Return the material exactly, first line through the line containing "Sans', Arial, 'Noto", and nothing more. Pictures stay out.

+ + +

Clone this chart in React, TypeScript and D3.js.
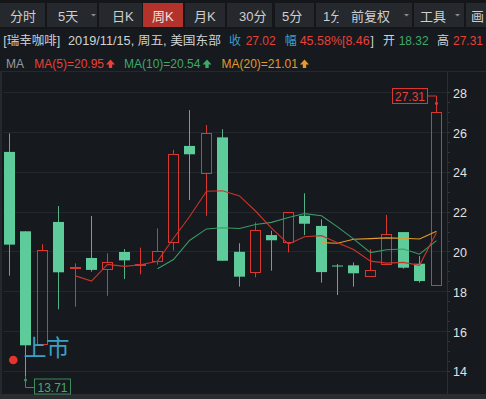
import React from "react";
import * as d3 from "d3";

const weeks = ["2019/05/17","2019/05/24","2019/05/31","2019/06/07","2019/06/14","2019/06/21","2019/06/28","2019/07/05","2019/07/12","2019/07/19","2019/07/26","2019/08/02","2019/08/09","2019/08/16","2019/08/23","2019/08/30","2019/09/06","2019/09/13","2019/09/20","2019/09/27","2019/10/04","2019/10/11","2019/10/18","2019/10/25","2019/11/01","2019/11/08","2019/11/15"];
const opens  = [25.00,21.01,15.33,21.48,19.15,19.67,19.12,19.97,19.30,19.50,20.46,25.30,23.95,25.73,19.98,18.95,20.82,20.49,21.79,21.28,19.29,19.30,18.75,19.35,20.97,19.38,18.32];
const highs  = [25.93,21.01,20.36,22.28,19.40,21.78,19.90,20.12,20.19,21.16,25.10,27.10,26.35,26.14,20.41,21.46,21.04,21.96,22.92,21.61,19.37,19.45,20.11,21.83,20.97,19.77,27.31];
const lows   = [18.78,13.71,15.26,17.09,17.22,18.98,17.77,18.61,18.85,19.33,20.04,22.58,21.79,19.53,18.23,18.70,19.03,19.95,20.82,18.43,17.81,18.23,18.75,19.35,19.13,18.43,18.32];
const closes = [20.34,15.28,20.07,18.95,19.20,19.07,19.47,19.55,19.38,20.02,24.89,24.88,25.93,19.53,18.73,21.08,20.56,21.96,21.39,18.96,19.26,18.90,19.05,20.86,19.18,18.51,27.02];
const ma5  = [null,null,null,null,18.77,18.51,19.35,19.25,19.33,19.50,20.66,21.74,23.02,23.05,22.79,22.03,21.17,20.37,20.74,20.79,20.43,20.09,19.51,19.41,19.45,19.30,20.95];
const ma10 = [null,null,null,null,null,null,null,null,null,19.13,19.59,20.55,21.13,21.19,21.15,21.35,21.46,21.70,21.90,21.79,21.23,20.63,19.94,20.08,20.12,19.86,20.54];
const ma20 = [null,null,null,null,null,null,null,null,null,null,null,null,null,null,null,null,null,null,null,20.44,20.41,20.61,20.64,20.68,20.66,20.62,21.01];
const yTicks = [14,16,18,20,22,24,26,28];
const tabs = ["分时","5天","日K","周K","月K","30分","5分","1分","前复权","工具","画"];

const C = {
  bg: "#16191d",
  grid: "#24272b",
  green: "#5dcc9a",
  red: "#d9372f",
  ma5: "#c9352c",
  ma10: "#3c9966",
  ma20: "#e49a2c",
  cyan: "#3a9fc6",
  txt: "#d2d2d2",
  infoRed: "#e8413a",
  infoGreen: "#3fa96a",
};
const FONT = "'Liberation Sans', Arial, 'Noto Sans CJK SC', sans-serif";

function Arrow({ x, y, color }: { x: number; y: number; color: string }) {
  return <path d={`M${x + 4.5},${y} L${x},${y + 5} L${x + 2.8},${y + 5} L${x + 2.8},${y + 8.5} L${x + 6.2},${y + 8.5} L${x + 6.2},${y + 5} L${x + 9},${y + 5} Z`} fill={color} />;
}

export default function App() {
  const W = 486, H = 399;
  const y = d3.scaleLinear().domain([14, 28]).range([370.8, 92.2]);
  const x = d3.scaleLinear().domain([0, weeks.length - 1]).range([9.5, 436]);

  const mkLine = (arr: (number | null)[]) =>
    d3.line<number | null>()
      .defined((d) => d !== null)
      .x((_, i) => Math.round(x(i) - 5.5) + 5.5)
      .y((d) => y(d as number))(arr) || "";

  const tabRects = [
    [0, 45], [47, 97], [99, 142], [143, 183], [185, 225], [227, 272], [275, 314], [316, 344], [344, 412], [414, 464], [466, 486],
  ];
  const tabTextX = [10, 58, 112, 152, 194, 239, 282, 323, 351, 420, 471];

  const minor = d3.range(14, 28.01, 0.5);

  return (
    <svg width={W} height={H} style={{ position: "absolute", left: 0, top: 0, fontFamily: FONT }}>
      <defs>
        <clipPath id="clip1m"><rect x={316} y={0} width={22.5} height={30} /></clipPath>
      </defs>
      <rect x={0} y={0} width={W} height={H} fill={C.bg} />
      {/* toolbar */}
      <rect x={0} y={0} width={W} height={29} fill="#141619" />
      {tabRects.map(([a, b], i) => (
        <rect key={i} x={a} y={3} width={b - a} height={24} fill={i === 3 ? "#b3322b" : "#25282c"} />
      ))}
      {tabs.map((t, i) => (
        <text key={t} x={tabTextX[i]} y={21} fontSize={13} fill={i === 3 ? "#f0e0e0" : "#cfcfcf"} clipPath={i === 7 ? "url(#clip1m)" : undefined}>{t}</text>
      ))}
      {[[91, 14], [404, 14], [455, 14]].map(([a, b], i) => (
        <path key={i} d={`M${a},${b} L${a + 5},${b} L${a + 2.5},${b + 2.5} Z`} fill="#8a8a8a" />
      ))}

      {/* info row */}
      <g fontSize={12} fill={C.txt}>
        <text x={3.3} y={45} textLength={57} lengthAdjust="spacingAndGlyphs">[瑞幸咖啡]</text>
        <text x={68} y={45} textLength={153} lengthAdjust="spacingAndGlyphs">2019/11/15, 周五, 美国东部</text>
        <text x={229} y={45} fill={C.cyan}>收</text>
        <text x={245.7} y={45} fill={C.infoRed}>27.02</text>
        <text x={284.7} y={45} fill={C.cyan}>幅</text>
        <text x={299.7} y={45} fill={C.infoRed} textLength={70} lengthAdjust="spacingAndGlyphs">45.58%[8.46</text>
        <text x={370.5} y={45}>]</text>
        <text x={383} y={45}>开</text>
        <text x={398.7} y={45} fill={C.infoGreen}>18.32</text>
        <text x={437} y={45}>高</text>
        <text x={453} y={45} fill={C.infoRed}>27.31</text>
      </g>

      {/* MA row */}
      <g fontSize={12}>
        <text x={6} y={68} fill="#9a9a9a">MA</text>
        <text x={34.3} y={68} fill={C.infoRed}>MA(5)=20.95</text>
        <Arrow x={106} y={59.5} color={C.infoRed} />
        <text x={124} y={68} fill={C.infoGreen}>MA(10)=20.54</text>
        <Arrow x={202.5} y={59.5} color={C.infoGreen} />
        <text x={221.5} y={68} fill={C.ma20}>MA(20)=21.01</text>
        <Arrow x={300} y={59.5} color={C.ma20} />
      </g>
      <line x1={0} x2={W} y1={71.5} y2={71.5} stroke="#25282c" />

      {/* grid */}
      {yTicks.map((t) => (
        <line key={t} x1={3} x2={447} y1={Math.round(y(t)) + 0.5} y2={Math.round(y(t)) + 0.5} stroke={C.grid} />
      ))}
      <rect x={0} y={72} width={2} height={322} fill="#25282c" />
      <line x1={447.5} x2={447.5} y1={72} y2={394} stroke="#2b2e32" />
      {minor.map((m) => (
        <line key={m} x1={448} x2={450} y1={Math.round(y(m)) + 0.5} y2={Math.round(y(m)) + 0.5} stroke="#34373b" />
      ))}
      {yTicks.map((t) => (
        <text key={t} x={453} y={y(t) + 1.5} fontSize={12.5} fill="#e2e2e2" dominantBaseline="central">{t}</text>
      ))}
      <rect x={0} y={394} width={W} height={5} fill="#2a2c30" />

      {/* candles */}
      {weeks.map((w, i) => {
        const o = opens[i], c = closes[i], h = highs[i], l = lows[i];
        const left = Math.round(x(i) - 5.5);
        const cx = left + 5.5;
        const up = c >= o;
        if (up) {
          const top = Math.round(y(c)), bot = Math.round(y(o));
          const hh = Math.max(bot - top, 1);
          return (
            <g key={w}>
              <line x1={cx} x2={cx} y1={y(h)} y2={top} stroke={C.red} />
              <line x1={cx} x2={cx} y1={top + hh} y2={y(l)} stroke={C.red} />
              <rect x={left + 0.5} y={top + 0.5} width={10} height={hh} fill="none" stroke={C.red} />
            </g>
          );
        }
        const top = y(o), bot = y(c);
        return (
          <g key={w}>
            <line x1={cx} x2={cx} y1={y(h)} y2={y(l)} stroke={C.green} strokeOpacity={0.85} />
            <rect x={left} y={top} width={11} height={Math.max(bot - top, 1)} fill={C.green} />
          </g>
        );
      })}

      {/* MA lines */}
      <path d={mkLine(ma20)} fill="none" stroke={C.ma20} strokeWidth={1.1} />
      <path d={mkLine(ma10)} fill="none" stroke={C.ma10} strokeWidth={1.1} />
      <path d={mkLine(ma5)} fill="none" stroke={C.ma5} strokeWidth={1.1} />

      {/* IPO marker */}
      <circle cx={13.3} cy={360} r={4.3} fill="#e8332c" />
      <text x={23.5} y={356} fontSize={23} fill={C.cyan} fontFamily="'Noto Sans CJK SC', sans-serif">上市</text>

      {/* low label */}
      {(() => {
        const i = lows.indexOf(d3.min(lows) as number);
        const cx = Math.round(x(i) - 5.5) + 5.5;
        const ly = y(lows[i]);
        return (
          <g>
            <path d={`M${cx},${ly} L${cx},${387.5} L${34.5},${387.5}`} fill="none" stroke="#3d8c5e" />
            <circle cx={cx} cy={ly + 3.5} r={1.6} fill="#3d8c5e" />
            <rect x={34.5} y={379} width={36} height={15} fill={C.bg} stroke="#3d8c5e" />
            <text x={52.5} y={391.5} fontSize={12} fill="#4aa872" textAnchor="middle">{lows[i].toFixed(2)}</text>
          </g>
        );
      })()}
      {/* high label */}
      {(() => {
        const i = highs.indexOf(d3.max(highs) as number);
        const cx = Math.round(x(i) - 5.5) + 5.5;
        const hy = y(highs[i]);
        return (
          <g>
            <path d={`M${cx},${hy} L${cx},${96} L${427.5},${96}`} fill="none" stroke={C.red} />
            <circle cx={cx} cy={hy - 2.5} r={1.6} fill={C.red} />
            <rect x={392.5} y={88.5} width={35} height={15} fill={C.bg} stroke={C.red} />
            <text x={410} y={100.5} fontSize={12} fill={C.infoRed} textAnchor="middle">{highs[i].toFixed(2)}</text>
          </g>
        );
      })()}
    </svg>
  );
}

+ + +

● Answer to the exercise:
Clone this chart in React, TypeScript and D3.js.
import React from "react";
import * as d3 from "d3";

const weeks = ["2019/05/17","2019/05/24","2019/05/31","2019/06/07","2019/06/14","2019/06/21","2019/06/28","2019/07/05","2019/07/12","2019/07/19","2019/07/26","2019/08/02","2019/08/09","2019/08/16","2019/08/23","2019/08/30","2019/09/06","2019/09/13","2019/09/20","2019/09/27","2019/10/04","2019/10/11","2019/10/18","2019/10/25","2019/11/01","2019/11/08","2019/11/15"];
const opens  = [25.00,21.01,15.33,21.48,19.15,19.67,19.12,19.97,19.30,19.50,20.46,25.30,23.95,25.73,19.98,18.95,20.82,20.49,21.79,21.28,19.29,19.30,18.75,19.35,20.97,19.38,18.32];
const highs  = [25.93,21.01,20.36,22.28,19.40,21.78,19.90,20.12,20.19,21.16,25.10,27.10,26.35,26.14,20.41,21.46,21.04,21.96,22.92,21.61,19.37,19.45,20.11,21.83,20.97,19.77,27.31];
const lows   = [18.78,13.71,15.26,17.09,17.22,18.98,17.77,18.61,18.85,19.33,20.04,22.58,21.79,19.53,18.23,18.70,19.03,19.95,20.82,18.43,17.81,18.23,18.75,19.35,19.13,18.43,18.32];
const closes = [20.34,15.28,20.07,18.95,19.20,19.07,19.47,19.55,19.38,20.02,24.89,24.88,25.93,19.53,18.73,21.08,20.56,21.96,21.39,18.96,19.26,18.90,19.05,20.86,19.18,18.51,27.02];
const ma5  = [null,null,null,null,18.77,18.51,19.35,19.25,19.33,19.50,20.66,21.74,23.02,23.05,22.79,22.03,21.17,20.37,20.74,20.79,20.43,20.09,19.51,19.41,19.45,19.30,20.95];
const ma10 = [null,null,null,null,null,null,null,null,null,19.13,19.59,20.55,21.13,21.19,21.15,21.35,21.46,21.70,21.90,21.79,21.23,20.63,19.94,20.08,20.12,19.86,20.54];
const ma20 = [null,null,null,null,null,null,null,null,null,null,null,null,null,null,null,null,null,null,null,20.44,20.41,20.61,20.64,20.68,20.66,20.62,21.01];
const yTicks = [14,16,18,20,22,24,26,28];
const tabs = ["分时","5天","日K","周K","月K","30分","5分","1分","前复权","工具","画"];

const C = {
  bg: "#16191d",
  grid: "#24272b",
  green: "#5dcc9a",
  red: "#d9372f",
  ma5: "#c9352c",
  ma10: "#3c9966",
  ma20: "#e49a2c",
  cyan: "#3a9fc6",
  txt: "#d2d2d2",
  infoRed: "#e8413a",
  infoGreen: "#3fa96a",
};
const FONT = "'Liberation Sans', Arial, 'Noto Sans CJK SC', sans-serif";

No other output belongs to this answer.